Both 93 and 95 petrol grades will decrease by 65 cents per litre at retail, while diesel prices will drop by 50 cents per litre for 0,05% sulphur content and 57 cents per litre for 0,005% sulphur content. Illuminating paraffin will also see a reduction, though LPG will rise slightly, with the maximum retail price increasing by 31 cents per kilogram.
This latest adjustment continues a trend of downward movements observed over recent months, bringing petrol prices to levels not seen since early 2022.
Detailed Fuel Price Adjustments – Effective 4 February 2026
- Petrol 93 ULP & LRP: 65 cents per litre decrease
- Petrol 95 ULP & LRP: 65 cents per litre decrease
- Diesel 0,05% Sulphur: 50 cents per litre decrease
- Diesel 0,005% Sulphur: 57 cents per litre decrease
- Illuminating Paraffin: 53 cents per litre decrease in wholesale price; 70 cents per litre decrease in SMNRP
Industry analysts point to the recent strength of the South African rand against the US dollar as the primary driver of this relief. A stronger local currency has reduced the rand cost of imported crude oil and refined products, offsetting upward pressure from global crude price movements.
Henry van der Merwe, Chairman of the South African Petroleum Retailers Association (SAPRA), emphasised the influence of currency movements on domestic fuel prices.
“Consumers are seeing welcome downward movement at the pumps, but the key factor behind this change is the rand’s recent gains,” van der Merwe explains. “Because South Africa imports both crude oil and refined products, a stronger rand directly lowers the rand cost of those dollar-priced commodities. That effect has been significant this month and is the main reason petrol is at its lowest in nearly four years.”

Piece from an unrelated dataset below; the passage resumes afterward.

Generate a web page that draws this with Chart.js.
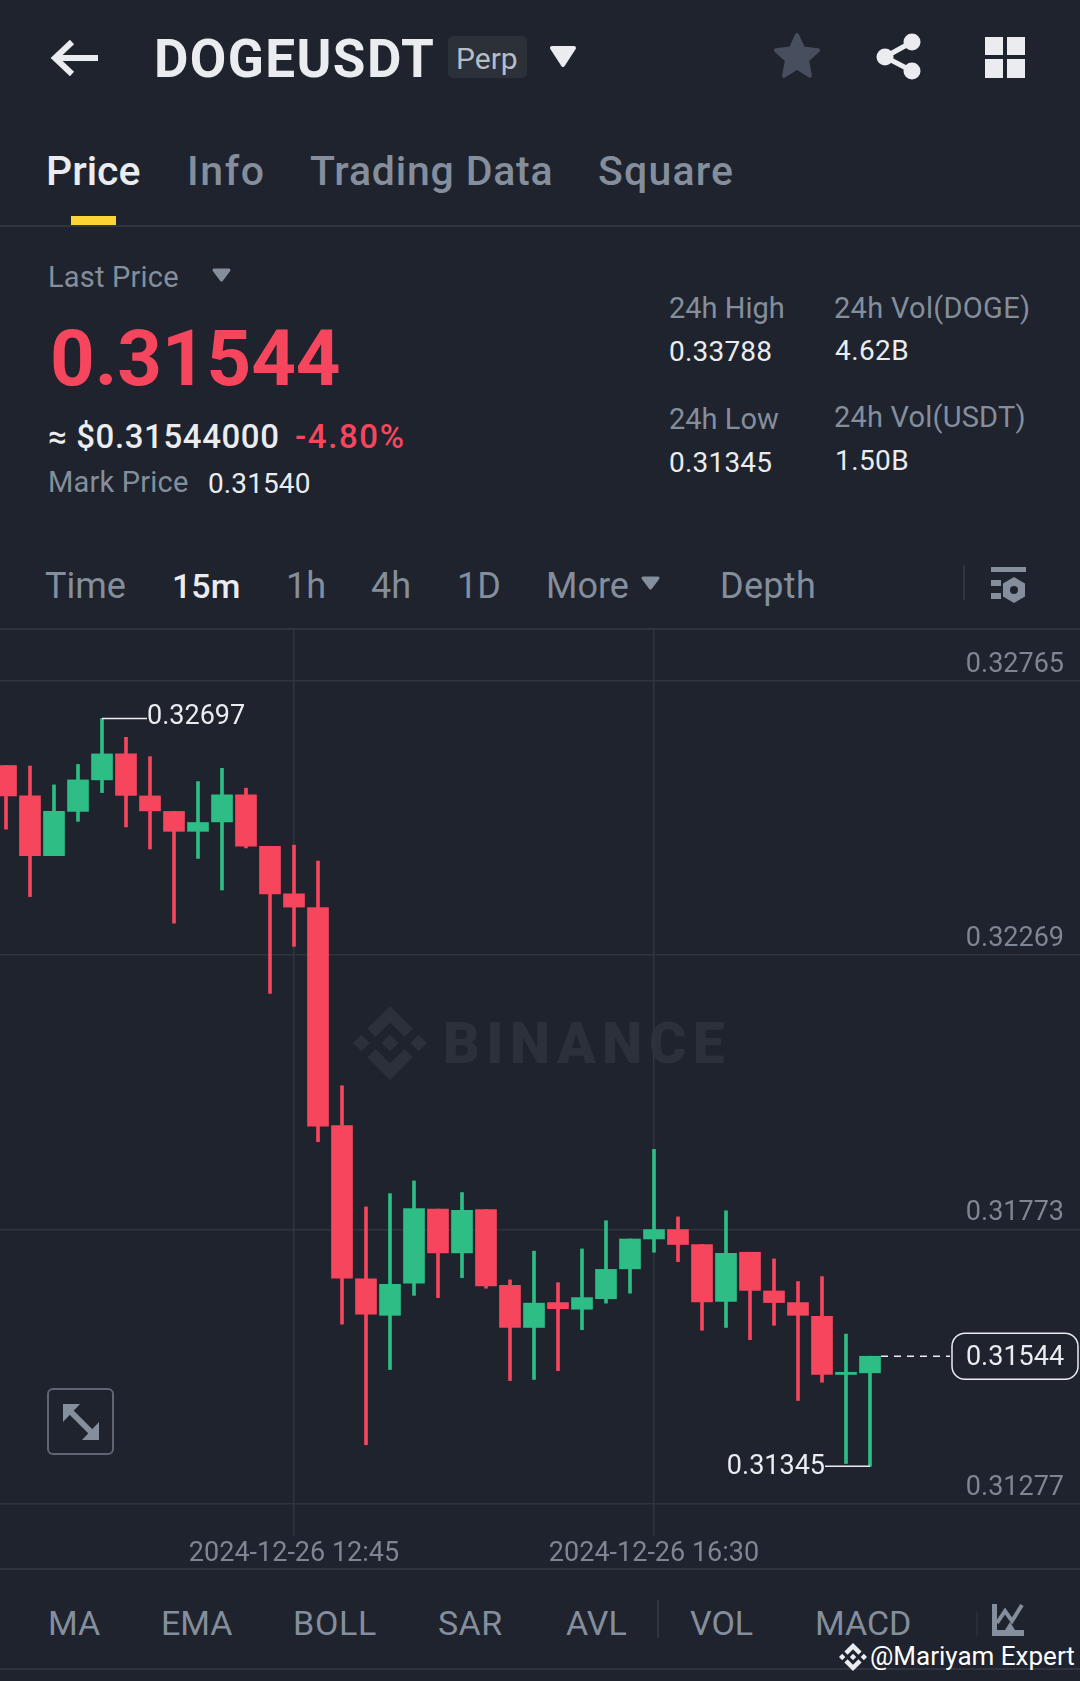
<!DOCTYPE html>
<html>
<head>
<meta charset="utf-8">
<title>DOGEUSDT</title>
<script src="https://cdn.jsdelivr.net/npm/chart.js@4"></script>
<style>
  html, body { margin: 0; padding: 0; background: #1e232d; }
  #page { position: relative; width: 1080px; height: 1681px; overflow: hidden; background: #1e232d;
          font-family: Roboto, sans-serif; }
  #page svg { position: absolute; left: 0; top: 0; }
  #chart { position: absolute; left: 0; top: 630px; }
  .t { position: absolute; white-space: nowrap; line-height: 1; color: #848e9c; }
  .w { color: #eaecef; }
  .m { font-weight: 500; }
  .r { color: #f6465d; }
</style>
</head>
<body>
<div id="page">
  <svg width="1080" height="1681">
    <!-- dividers -->
    <g fill="#2f343e">
      <rect x="0" y="225" width="1080" height="2"/>
      <rect x="0" y="628" width="1080" height="2"/>
      <rect x="0" y="1568" width="1080" height="2"/>
      <rect x="0" y="1668" width="1080" height="2"/>
      <rect x="963" y="565" width="2" height="35"/>
      <rect x="657" y="1600" width="2" height="38"/>
      <rect x="976" y="1612" width="2" height="24" opacity=".6"/>
    </g>
    <rect x="71" y="216" width="45" height="9" fill="#fcd535"/>
    <rect x="448" y="36" width="79" height="42" rx="5" fill="#2b3039"/>
    <!-- header icons -->
    <path d="M72 42 L55 58 L72 74 M56 58 H98" fill="none" stroke="#eaecef" stroke-width="6"/>
    <path d="M552 48 H574 L563 65 Z" fill="#eaecef" stroke="#eaecef" stroke-width="4" stroke-linejoin="round"/>
    <path d="M797 35 L803.2 48.5 L818 50.2 L807 60.2 L810 75.8 L797 67.5 L784 75.8 L787 60.2 L776 50.2 L790.8 48.5 Z"
          fill="#474e5d" stroke="#474e5d" stroke-width="4" stroke-linejoin="round"/>
    <g fill="#eaecef">
      <circle cx="912" cy="42" r="8.5"/><circle cx="885" cy="57" r="8.5"/><circle cx="912" cy="71" r="8.5"/>
      <path d="M912 42 L885 57 L912 71" fill="none" stroke="#eaecef" stroke-width="5"/>
      <rect x="985" y="37" width="18" height="18"/><rect x="1007" y="37" width="18" height="18"/>
      <rect x="985" y="59" width="18" height="19"/><rect x="1007" y="59" width="18" height="19"/>
    </g>
    <path d="M214 270 H229 L221.5 280 Z" fill="#848e9c" stroke="#848e9c" stroke-width="3" stroke-linejoin="round"/>
    <path d="M643 578 H658 L650.5 588 Z" fill="#848e9c" stroke="#848e9c" stroke-width="3" stroke-linejoin="round"/>
    <!-- chart settings icon -->
    <g fill="#848e9c">
      <rect x="991" y="567" width="35" height="5"/>
      <rect x="991" y="580" width="10" height="6"/>
      <rect x="991" y="593" width="10" height="6"/>
      <path d="M1014 577 L1025 583.5 V596.5 L1014 603 L1003 596.5 V583.5 Z"/>
      <circle cx="1014" cy="590" r="4" fill="#1e232d"/>
    </g>
    <!-- watermark -->
    <g transform="translate(353 1006) scale(0.5846)" fill="#2b303a">
      <path d="M38.73 53.2l24.59-24.58 24.6 24.6 14.3-14.31L63.32 0 24.43 38.9z M0 63.31l14.3-14.31 14.31 14.31-14.31 14.3z M38.73 73.41l24.59 24.59 24.6-24.6 14.31 14.29-38.9 38.91-38.91-38.88z M98 63.31l14.3-14.31 14.31 14.3-14.31 14.32z M77.83 63.3L63.32 48.78 52.59 59.51l-1.24 1.23-2.54 2.54 14.51 14.5 14.51-14.47z"/>
    </g>
    <text x="443" y="1063" font-family="Roboto" font-weight="900" font-size="57" letter-spacing="6.5" fill="#2b303a">BINANCE</text>
    <!-- expand button -->
    <rect x="48" y="1389" width="65" height="65" rx="5" fill="none" stroke="#5e6673" stroke-width="2"/>
    <path d="M63 1404 H80 L63 1422 Z M99 1440 H82 L99 1422 Z" fill="#848e9c"/>
    <path d="M71 1412 L91 1432" stroke="#848e9c" stroke-width="6"/>
    <!-- indicator icon -->
    <g fill="#848e9c">
      <path d="M992 1604 H997 V1630 H1024 V1636 H992 Z"/>
      <path d="M1005 1630 H1015 L1010 1622 Z"/>
      <path d="M997 1623 L1005 1611 L1012 1621 L1022 1605" fill="none" stroke="#848e9c" stroke-width="4"/>
    </g>
    <!-- footer logo -->
    <g transform="translate(839 1643) scale(0.2212)" fill="#eaecef">
      <path d="M38.73 53.2l24.59-24.58 24.6 24.6 14.3-14.31L63.32 0 24.43 38.9z M0 63.31l14.3-14.31 14.31 14.31-14.31 14.3z M38.73 73.41l24.59 24.59 24.6-24.6 14.31 14.29-38.9 38.91-38.91-38.88z M98 63.31l14.3-14.31 14.31 14.3-14.31 14.32z M77.83 63.3L63.32 48.78 52.59 59.51l-1.24 1.23-2.54 2.54 14.51 14.5 14.51-14.47z"/>
    </g>
  </svg>

  <canvas id="chart" width="1080" height="940"></canvas>

  <!-- header -->
  <span class="t w" style="left:154px;top:33px;font-size:53px;font-weight:700;letter-spacing:1.4px">DOGEUSDT</span>
  <span class="t" style="left:456px;top:44px;font-size:30px;color:#b7bdc6">Perp</span>
  <span class="t w m" style="left:46px;top:151px;font-size:41px">Price</span>
  <span class="t m" style="left:187px;top:151px;font-size:41px;letter-spacing:1.6px">Info</span>
  <span class="t m" style="left:310px;top:151px;font-size:41px;letter-spacing:.8px">Trading Data</span>
  <span class="t m" style="left:598px;top:151px;font-size:41px;letter-spacing:1.2px">Square</span>

  <!-- price panel -->
  <span class="t" style="left:48px;top:263px;font-size:29px;letter-spacing:.2px">Last Price</span>
  <span class="t r" style="left:50px;top:320px;font-size:78px;font-weight:700;letter-spacing:-.1px">0.31544</span>
  <span class="t w m" style="left:48px;top:420px;font-size:33px;letter-spacing:.6px">≈ $0.31544000</span>
  <span class="t r m" style="left:295px;top:420px;font-size:33px;letter-spacing:1.6px">-4.80%</span>
  <span class="t" style="left:48px;top:468px;font-size:29px;letter-spacing:.2px">Mark Price</span>
  <span class="t w" style="left:208px;top:470px;font-size:28px;letter-spacing:.1px">0.31540</span>
  <span class="t" style="left:669px;top:294px;font-size:29px">24h High</span>
  <span class="t" style="left:834px;top:294px;font-size:29px;letter-spacing:.3px">24h Vol(DOGE)</span>
  <span class="t w" style="left:669px;top:338px;font-size:28px;letter-spacing:.2px">0.33788</span>
  <span class="t w" style="left:835px;top:337px;font-size:28px;letter-spacing:.4px">4.62B</span>
  <span class="t" style="left:669px;top:405px;font-size:29px">24h Low</span>
  <span class="t" style="left:834px;top:403px;font-size:29px;letter-spacing:.2px">24h Vol(USDT)</span>
  <span class="t w" style="left:669px;top:449px;font-size:28px;letter-spacing:.2px">0.31345</span>
  <span class="t w" style="left:835px;top:447px;font-size:28px;letter-spacing:.4px">1.50B</span>

  <!-- interval toolbar -->
  <span class="t" style="left:45px;top:568px;font-size:36px">Time</span>
  <span class="t w m" style="left:172px;top:569px;font-size:34px">15m</span>
  <span class="t" style="left:286px;top:568px;font-size:36px">1h</span>
  <span class="t" style="left:371px;top:568px;font-size:36px">4h</span>
  <span class="t" style="left:457px;top:568px;font-size:36px">1D</span>
  <span class="t" style="left:546px;top:568px;font-size:36px">More</span>
  <span class="t" style="left:720px;top:568px;font-size:36px;letter-spacing:.3px">Depth</span>

  <!-- indicator bar -->
  <span class="t" style="left:48px;top:1606px;font-size:34px">MA</span>
  <span class="t" style="left:161px;top:1606px;font-size:34px">EMA</span>
  <span class="t" style="left:293px;top:1606px;font-size:34px;letter-spacing:.7px">BOLL</span>
  <span class="t" style="left:438px;top:1606px;font-size:34px;letter-spacing:.4px">SAR</span>
  <span class="t" style="left:566px;top:1606px;font-size:34px">AVL</span>
  <span class="t" style="left:690px;top:1606px;font-size:34px">VOL</span>
  <span class="t" style="left:815px;top:1606px;font-size:34px">MACD</span>
  <span class="t" style="left:870px;top:1643px;font-size:26px;color:#fff">@Mariyam Expert</span>
</div>

<script>
// ─── Data (15m candles) ──────────────────────────────────────────────────────

const opens  = [0.32612, 0.32557, 0.32449, 0.32529, 0.32586, 0.32633, 0.32557, 0.32529, 0.32493, 0.32510,
                0.32559, 0.32466, 0.32380, 0.32355, 0.31961, 0.31684, 0.31618, 0.31676, 0.31810, 0.31731,
                0.31809, 0.31672, 0.31596, 0.31641, 0.31629, 0.31648, 0.31702, 0.31756, 0.31773, 0.31746,
                0.31643, 0.31732, 0.31662, 0.31641, 0.31616, 0.31511, 0.31514];
const highs  = [0.32612, 0.32611, 0.32577, 0.32614, 0.32697, 0.32663, 0.32628, 0.32529, 0.32583, 0.32607,
                0.32571, 0.32466, 0.32468, 0.32439, 0.32033, 0.31814, 0.31838, 0.31861, 0.31810, 0.31840,
                0.31809, 0.31682, 0.31734, 0.31677, 0.31738, 0.31789, 0.31756, 0.31918, 0.31796, 0.31746,
                0.31807, 0.31732, 0.31720, 0.31679, 0.31688, 0.31584, 0.31544];
const lows   = [0.32497, 0.32375, 0.32449, 0.32511, 0.32563, 0.32501, 0.32461, 0.32327, 0.32444, 0.32387,
                0.32463, 0.32200, 0.32285, 0.31932, 0.31602, 0.31384, 0.31520, 0.31654, 0.31650, 0.31686,
                0.31667, 0.31500, 0.31502, 0.31518, 0.31592, 0.31640, 0.31658, 0.31732, 0.31715, 0.31591,
                0.31596, 0.31574, 0.31600, 0.31464, 0.31497, 0.31350, 0.31345];
const closes = [0.32557, 0.32449, 0.32529, 0.32586, 0.32633, 0.32558, 0.32530, 0.32493, 0.32509, 0.32559,
                0.32466, 0.32380, 0.32356, 0.31960, 0.31685, 0.31620, 0.31674, 0.31811, 0.31731, 0.31808,
                0.31671, 0.31596, 0.31640, 0.31630, 0.31650, 0.31701, 0.31756, 0.31773, 0.31746, 0.31642,
                0.31730, 0.31663, 0.31641, 0.31618, 0.31511, 0.31515, 0.31544];

const priceTicks = [0.32765, 0.32269, 0.31773, 0.31277];
const timeTickIndexes = [12, 27];
const timeTickLabels  = ['2024-12-26 12:45', '2024-12-26 16:30'];

// ─── Theme ───────────────────────────────────────────────────────────────────

const UP_COLOR   = '#2ebd85';
const DOWN_COLOR = '#f6465d';
const GRID_COLOR = '#2f343e';
const AXIS_TEXT  = '#7e8693';
const MARK_TEXT  = '#eaecef';
const FONT_FAMILY = 'Roboto, sans-serif';

const candleColors = closes.map((c, i) => (c >= opens[i] ? UP_COLOR : DOWN_COLOR));

// ─── High / low / last price marks ───────────────────────────────────────────

const priceMarks = {
  id: 'priceMarks',
  afterDatasetsDraw(chart) {
    const { ctx, scales: { x, y } } = chart;
    const high = Math.max(...highs);
    const low  = Math.min(...lows);
    const last = closes[closes.length - 1];
    const lastX = x.getPixelForValue(closes.length - 1);

    ctx.save();
    ctx.font = `27px ${FONT_FAMILY}`;
    ctx.fillStyle = MARK_TEXT;
    ctx.strokeStyle = MARK_TEXT;
    ctx.lineWidth = 1.5;
    ctx.textBaseline = 'middle';

    // highest point, label on the right
    const hx = x.getPixelForValue(highs.indexOf(high));
    const hy = y.getPixelForValue(high);
    ctx.beginPath(); ctx.moveTo(hx, hy); ctx.lineTo(hx + 45, hy); ctx.stroke();
    ctx.textAlign = 'left';
    ctx.fillText(high.toFixed(5), hx + 45, hy - 1);

    // lowest point, label on the left
    const lx = x.getPixelForValue(lows.indexOf(low));
    const ly = y.getPixelForValue(low);
    ctx.beginPath(); ctx.moveTo(lx, ly); ctx.lineTo(lx - 45, ly); ctx.stroke();
    ctx.textAlign = 'right';
    ctx.fillText(low.toFixed(5), lx - 45, ly + 1);

    // last price, dashed line into a rounded box
    const py = y.getPixelForValue(last);
    ctx.setLineDash([7, 6]);
    ctx.beginPath(); ctx.moveTo(lastX + 11, py); ctx.lineTo(950, py); ctx.stroke();
    ctx.setLineDash([]);
    ctx.beginPath(); ctx.roundRect(952, py - 23, 126, 46, 13);
    ctx.fillStyle = '#1e232d'; ctx.fill();
    ctx.stroke();
    ctx.fillStyle = MARK_TEXT;
    ctx.textAlign = 'center';
    ctx.fillText(last.toFixed(5), 1015, py + 2);
    ctx.restore();
  },
};

// ─── Chart ───────────────────────────────────────────────────────────────────

new Chart(document.getElementById('chart'), {
  type: 'bar',
  data: {
    datasets: [
      {
        label: 'Wick',
        data: highs.map((h, i) => ({ x: i, y: [lows[i], h] })),
        backgroundColor: candleColors,
        barThickness: 3,
        grouped: false,
      },
      {
        label: 'Body',
        data: closes.map((c, i) => ({ x: i, y: [opens[i], c] })),
        backgroundColor: candleColors,
        barThickness: 21,
        grouped: false,
      },
    ],
  },
  options: {
    responsive: false,
    animation: false,
    layout: { padding: 0 },
    plugins: { legend: { display: false }, tooltip: { enabled: false } },
    scales: {
      x: {
        type: 'linear',
        offset: false,
        min: -0.25,
        max: 44.75,
        afterBuildTicks(axis) { axis.ticks = timeTickIndexes.map(value => ({ value })); },
        afterFit(axis) { axis.height = 34; axis.paddingLeft = 0; axis.paddingRight = 0; },
        grid: { color: GRID_COLOR, lineWidth: 1.5, drawTicks: false, offset: false },
        border: { display: false },
        ticks: {
          autoSkip: false,
          maxRotation: 0,
          padding: 2,
          color: AXIS_TEXT,
          font: { family: FONT_FAMILY, size: 27 },
          callback: value => timeTickLabels[timeTickIndexes.indexOf(value)],
        },
      },
      y: {
        position: 'right',
        min: 0.31219,
        max: 0.32857,
        afterBuildTicks(axis) { axis.ticks = priceTicks.map(value => ({ value })); },
        afterFit(axis) { axis.width = 0; axis.paddingTop = 0; axis.paddingBottom = 0; },
        grid: { color: GRID_COLOR, lineWidth: 1.5, drawTicks: false },
        border: { display: false },
        ticks: {
          mirror: true,
          padding: -16,
          labelOffset: -16,
          color: AXIS_TEXT,
          font: { family: FONT_FAMILY, size: 27 },
          callback: value => value.toFixed(5),
        },
      },
    },
  },
  plugins: [priceMarks],
});
</script>
</body>
</html>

He also noted the complex interplay between global oil market volatility and local pricing.
“Crude oil prices remain unpredictable, with periodic upticks in international markets. The rand’s improvement has offset much of that upward pressure. While these reductions offer short-term relief, global uncertainties—including geopolitical risks affecting oil supply—remain factors that could impact future fuel pricing.”
Van der Merwe concluded by highlighting the broader challenges facing fuel retailers.
“Lower prices provide relief for consumers and businesses, but sustainable fuel retailing relies on policy certainty and ongoing support for the downstream sector. Retailers operate on thin margins, and the cost of doing business locally—from compliance and infrastructure to security and electricity—remains a significant challenge.”
As South Africans prepare to fill up their tanks at lower prices this week, the combination of a stronger currency and global market dynamics serves as a reminder of the delicate balance shaping fuel costs in the country.